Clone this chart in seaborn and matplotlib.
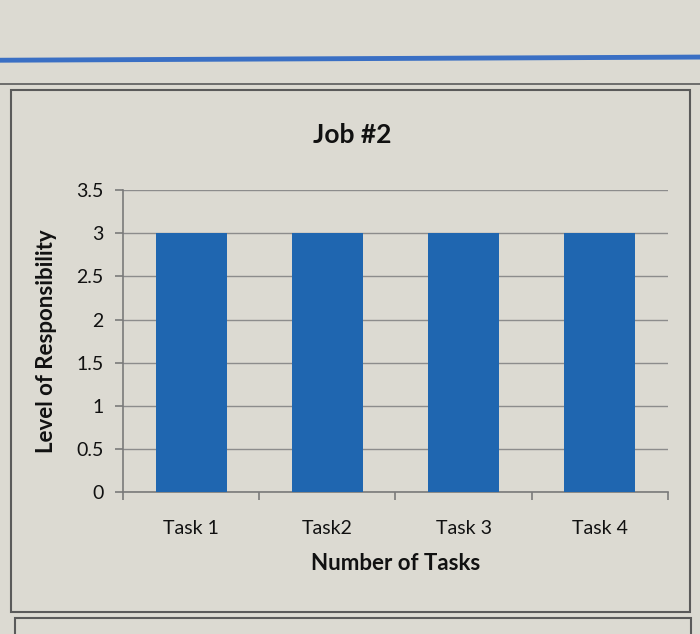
import matplotlib
matplotlib.use("Agg")
import matplotlib.pyplot as plt
import seaborn as sns
import pandas as pd
import numpy as np
from matplotlib.lines import Line2D
from matplotlib.patches import Rectangle

tasks = ["Task 1", "Task2", "Task 3", "Task 4"]
responsibility = [3, 3, 3, 3]
y_ticks = [0, 0.5, 1, 1.5, 2, 2.5, 3, 3.5]
y_tick_labels = ["0", "0.5", "1", "1.5", "2", "2.5", "3", "3.5"]

sns.set_style("white")
plt.rcParams["font.family"] = ["Lato", "DejaVu Sans"]
plt.rcParams["text.color"] = "#111111"
plt.rcParams["axes.labelcolor"] = "#111111"
plt.rcParams["xtick.color"] = "#111111"
plt.rcParams["ytick.color"] = "#111111"

bg = "#dcdad2"
bar_color = "#1f66b0"

df = pd.DataFrame({"task": tasks, "level": responsibility})

fig = plt.figure(figsize=(7, 6.34), dpi=100, facecolor=bg)
ax = fig.add_axes([0.176, 0.224, 0.778, 0.476])
ax.set_facecolor(bg)

sns.barplot(data=df, x="task", y="level", color=bar_color, width=0.52,
            saturation=1, ax=ax, zorder=3, edgecolor="none", linewidth=0)

ax.set_ylim(0, 3.5)
ax.set_xlim(-0.5, 3.5)
ax.set_yticks(y_ticks)
ax.set_yticklabels(y_tick_labels, fontsize=14)
ax.yaxis.grid(True, color="#8c8c8c", linewidth=1.0, zorder=0)
ax.set_axisbelow(True)

# category boundary ticks, Excel style
ax.set_xticks(np.arange(len(tasks)))
ax.set_xticklabels(tasks, fontsize=14)
ax.set_xticks(np.arange(-0.5, len(tasks)), minor=True)
ax.tick_params(axis="x", which="major", bottom=False, length=0, pad=20)
ax.tick_params(axis="x", which="minor", bottom=True, length=6,
               color="#7a7a7a", width=1.2)
ax.tick_params(axis="y", left=True, length=6, color="#7a7a7a", width=1.2,
               pad=8, labelcolor="#111111")
ax.tick_params(axis="x", labelcolor="#111111")

for side in ["top", "right"]:
    ax.spines[side].set_visible(False)
for side in ["left", "bottom"]:
    ax.spines[side].set_color("#7a7a7a")
    ax.spines[side].set_linewidth(1.2)

ax.set_xlabel("Number of Tasks", fontsize=16, fontweight="bold", labelpad=12)
ax.set_ylabel("Level of Responsibility", fontsize=16, fontweight="bold", labelpad=14)
fig.text(0.503, 0.787, "Job #2", ha="center", va="center", fontsize=19,
         fontweight="bold")

# screen decorations around the chart
fig.add_artist(Line2D([0, 1], [0.905, 0.91], color="#3a6fc4", linewidth=3.5))
fig.add_artist(Line2D([0, 1], [0.868, 0.868], color="#5a5a5a", linewidth=1.2))
fig.add_artist(Rectangle((0.015, 0.035), 0.97, 0.823, fill=False,
                         edgecolor="#5a5a5a", linewidth=1.5))
fig.add_artist(Rectangle((0.022, -0.05), 0.965, 0.075, fill=False,
                         edgecolor="#5a5a5a", linewidth=1.5))

fig.savefig("out.png", dpi=100, facecolor=bg)
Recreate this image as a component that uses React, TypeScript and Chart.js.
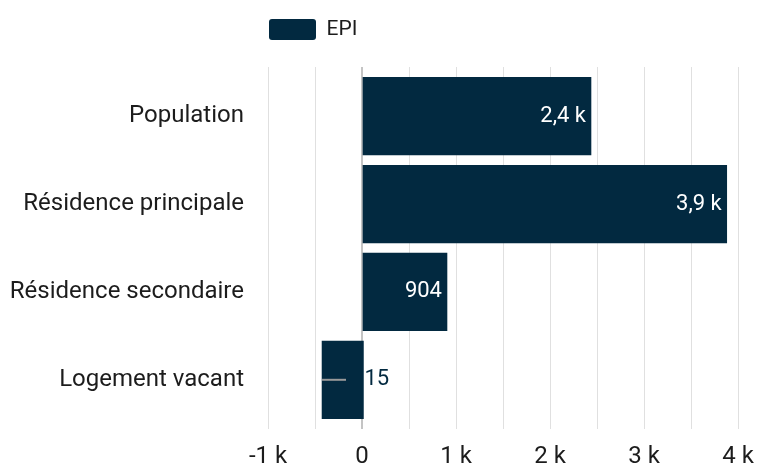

-------------------------

__WHAT YOU ARE ASKED TO DO__: Extract every line containing the string "matplotlib" from the material.

__ANSWER BELOW__:
Clone this chart in seaborn and matplotlib.
import matplotlib
matplotlib.use("Agg")
import matplotlib.pyplot as plt
from matplotlib.lines import Line2D
from matplotlib.patches import Rectangle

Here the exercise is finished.